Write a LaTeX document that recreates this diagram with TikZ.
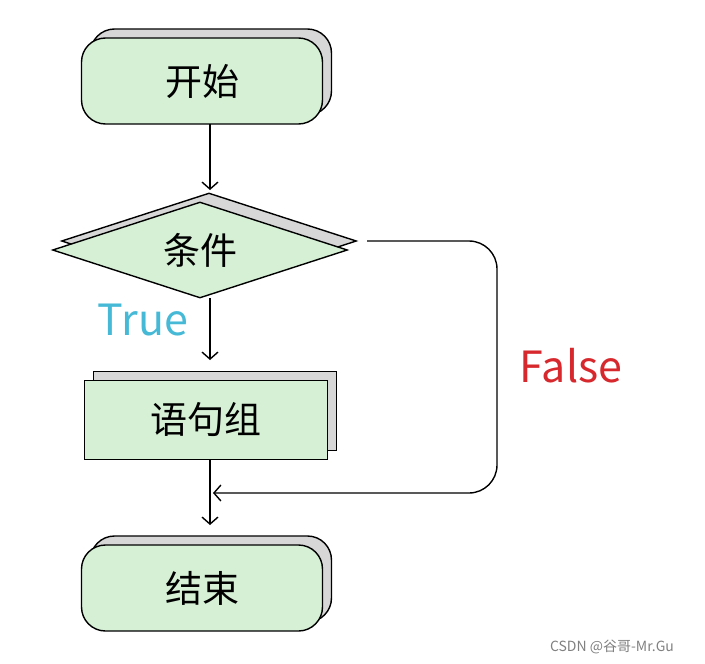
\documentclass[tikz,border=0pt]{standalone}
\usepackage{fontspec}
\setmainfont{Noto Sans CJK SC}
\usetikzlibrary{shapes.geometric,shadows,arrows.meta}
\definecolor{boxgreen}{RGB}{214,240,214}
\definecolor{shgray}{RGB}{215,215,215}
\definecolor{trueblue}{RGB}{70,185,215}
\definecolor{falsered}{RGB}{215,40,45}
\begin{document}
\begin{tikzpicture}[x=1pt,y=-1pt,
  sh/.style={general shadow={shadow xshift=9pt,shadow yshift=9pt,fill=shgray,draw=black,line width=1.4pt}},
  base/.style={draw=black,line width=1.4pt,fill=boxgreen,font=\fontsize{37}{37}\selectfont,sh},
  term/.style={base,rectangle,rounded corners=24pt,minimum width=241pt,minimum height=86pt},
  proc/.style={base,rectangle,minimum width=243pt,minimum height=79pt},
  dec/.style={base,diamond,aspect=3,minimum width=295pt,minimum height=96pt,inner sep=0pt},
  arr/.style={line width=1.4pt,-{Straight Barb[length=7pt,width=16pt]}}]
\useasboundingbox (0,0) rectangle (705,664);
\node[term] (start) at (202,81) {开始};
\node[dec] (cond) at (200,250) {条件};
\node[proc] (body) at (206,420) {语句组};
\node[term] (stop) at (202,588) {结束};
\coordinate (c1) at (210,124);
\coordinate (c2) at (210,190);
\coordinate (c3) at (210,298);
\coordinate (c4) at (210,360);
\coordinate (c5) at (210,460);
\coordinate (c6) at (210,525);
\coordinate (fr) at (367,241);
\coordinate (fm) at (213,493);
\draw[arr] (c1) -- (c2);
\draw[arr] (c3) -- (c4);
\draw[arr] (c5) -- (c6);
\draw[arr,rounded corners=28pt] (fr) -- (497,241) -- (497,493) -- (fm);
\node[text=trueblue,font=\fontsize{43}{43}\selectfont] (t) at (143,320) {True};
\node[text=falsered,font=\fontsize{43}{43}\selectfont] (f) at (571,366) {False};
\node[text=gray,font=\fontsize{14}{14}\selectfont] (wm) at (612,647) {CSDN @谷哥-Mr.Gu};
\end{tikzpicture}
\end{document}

TASK PROMPT
Give every line back word for word and leave the pictures out.

RESPONSE TO THIS EXERCISE
Write a LaTeX document that recreates this diagram with TikZ.
\documentclass[tikz,border=0pt]{standalone}
\usepackage{fontspec}
\setmainfont{Noto Sans CJK SC}
\usetikzlibrary{shapes.geometric,shadows,arrows.meta}
\definecolor{boxgreen}{RGB}{214,240,214}
\definecolor{shgray}{RGB}{215,215,215}
\definecolor{trueblue}{RGB}{70,185,215}
\definecolor{falsered}{RGB}{215,40,45}
\begin{document}
\begin{tikzpicture}[x=1pt,y=-1pt,
  sh/.style={general shadow={shadow xshift=9pt,shadow yshift=9pt,fill=shgray,draw=black,line width=1.4pt}},
  base/.style={draw=black,line width=1.4pt,fill=boxgreen,font=\fontsize{37}{37}\selectfont,sh},
  term/.style={base,rectangle,rounded corners=24pt,minimum width=241pt,minimum height=86pt},
  proc/.style={base,rectangle,minimum width=243pt,minimum height=79pt},
  dec/.style={base,diamond,aspect=3,minimum width=295pt,minimum height=96pt,inner sep=0pt},
  arr/.style={line width=1.4pt,-{Straight Barb[length=7pt,width=16pt]}}]
\useasboundingbox (0,0) rectangle (705,664);
\node[term] (start) at (202,81) {开始};
\node[dec] (cond) at (200,250) {条件};
\node[proc] (body) at (206,420) {语句组};
\node[term] (stop) at (202,588) {结束};
\coordinate (c1) at (210,124);
\coordinate (c2) at (210,190);
\coordinate (c3) at (210,298);
\coordinate (c4) at (210,360);
\coordinate (c5) at (210,460);
\coordinate (c6) at (210,525);
\coordinate (fr) at (367,241);
\coordinate (fm) at (213,493);
\draw[arr] (c1) -- (c2);
\draw[arr] (c3) -- (c4);
\draw[arr] (c5) -- (c6);
\draw[arr,rounded corners=28pt] (fr) -- (497,241) -- (497,493) -- (fm);
\node[text=trueblue,font=\fontsize{43}{43}\selectfont] (t) at (143,320) {True};
\node[text=falsered,font=\fontsize{43}{43}\selectfont] (f) at (571,366) {False};
\node[text=gray,font=\fontsize{14}{14}\selectfont] (wm) at (612,647) {CSDN @谷哥-Mr.Gu};
\end{tikzpicture}
\end{document}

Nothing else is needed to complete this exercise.